Reference Comparison Table: Common Central Angles
| Degrees | Radians (Exact) | Radians (Decimal) | Percent of Full Circle |
|---|---|---|---|
| 30° | π/6 | 0.5236 | 8.33% |
| 45° | π/4 | 0.7854 | 12.50% |
| 60° | π/3 | 1.0472 | 16.67% |
| 90° | π/2 | 1.5708 | 25.00% |
| 120° | 2π/3 | 2.0944 | 33.33% |
| 180° | π | 3.1416 | 50.00% |
| 270° | 3π/2 | 4.7124 | 75.00% |
| 360° | 2π | 6.2832 | 100.00% |
Precision Comparison: Impact of Pi Approximation on Arc Length
Rounding errors matter in long circular paths. The table below compares arc length results for a half circle with radius 50 m when using different π approximations.
| Pi Value Used | Computed Arc Length for θ = π rad (m) | Absolute Error vs π = 3.1415926535 (m) | Relative Error |
|---|---|---|---|
| 3.14 | 157.0000 | 0.0796 | 0.0507% |
| 3.1416 | 157.0800 | 0.0004 | 0.0003% |
| 3.1415926535 | 157.0796 | 0.0000 | 0.0000% |
Common Mistakes and How to Avoid Them
- Mixing units: Do not divide arc length in meters by radius in centimeters unless you convert first.
- Using degrees in radian formulas: For θ = s/r, θ must be radian output by definition.
- Invalid chord input: Chord length cannot exceed diameter (c ≤ 2r).
- Negative geometric values: Radius, arc length, and area should generally be non-negative.
- Over-rounding too early: Keep at least 4 to 6 decimals in intermediate calculations.
Real Applications of Central Angle Calculations
Central angle calculations appear in many disciplines:
- Mechanical engineering: gear tooth spacing, cam profile segments, rotating arm sweeps
- Civil engineering: highway curvature geometry and circular arc layout
- Navigation and mapping: great-circle geometry and angular relationships on spheres
- Computer graphics: circular interpolation, animation arcs, and parametric rotations
- Architecture: domes, circular staircases, and radial facade design
For deeper conceptual study of angle measure in calculus contexts, see MIT OpenCourseWare material on radian measure.
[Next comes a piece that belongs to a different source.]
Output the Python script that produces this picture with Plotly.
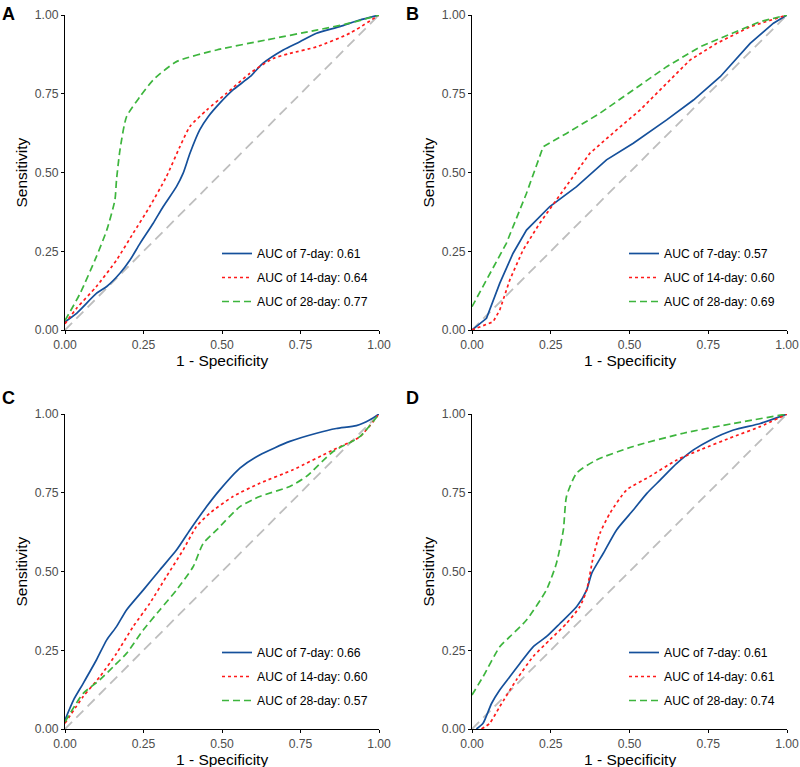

For planetary radius references often used in spherical arc examples, NASA data is available at NASA Earth fact sheet.
Worked Example 1: Arc Length and Radius
Suppose arc length s = 18 m and radius r = 12 m.
- Compute θ = s/r = 18/12 = 1.5 rad.
- Convert to degrees: 1.5 × 180/π ≈ 85.94°.
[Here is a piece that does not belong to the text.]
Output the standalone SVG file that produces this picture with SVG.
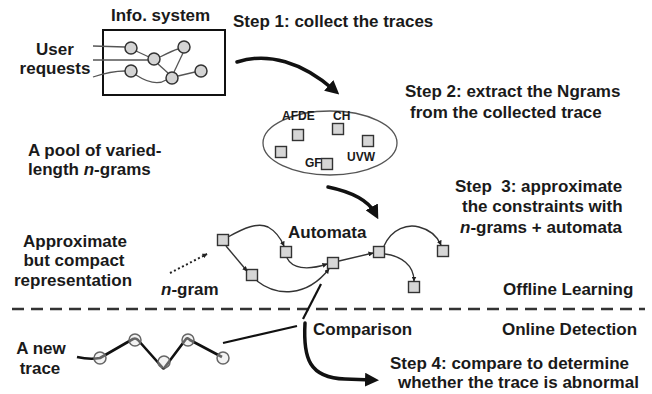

- Sector area: A = 0.5 × 12² × 1.5 = 108 m².
This tells you the sector is just under a right angle and covers about 23.87% of the circle.
Worked Example 2: Chord and Radius
Given chord c = 9 and radius r = 7:
- Compute c/(2r) = 9/14 = 0.642857.
- Take inverse sine: asin(0.642857) ≈ 0.6981.
- Double it: θ ≈ 1.3962 rad.
Then you can derive arc length and sector area using the same formulas listed earlier.
When to Use Which Input Method
- Arc plus radius: best in direct measurement problems and many textbook exercises.
- Chord plus radius: common in CAD drawings and structural geometry where endpoints are known.
- Area plus radius: useful in land partitioning, sector-like zones, and circular templates.
Professional tip: If your output central angle is greater than 2π radians, you likely have multiple revolutions. That may be valid in rotational motion, but not in a single-sector geometry diagram. Interpret context before finalizing your answer.
Final Takeaway
A central angle radians calculator removes repetitive algebra and helps you focus on interpretation. By entering two known values, you can immediately access the angle in radians, degree conversion, sector area, and arc metrics. This speeds up homework, design checks, and field calculations while reducing unit mistakes. Use exact formulas, keep enough decimal precision, and always validate input realism, especially with chord constraints and measurement units. With those habits, your circular geometry work becomes faster, cleaner, and more reliable.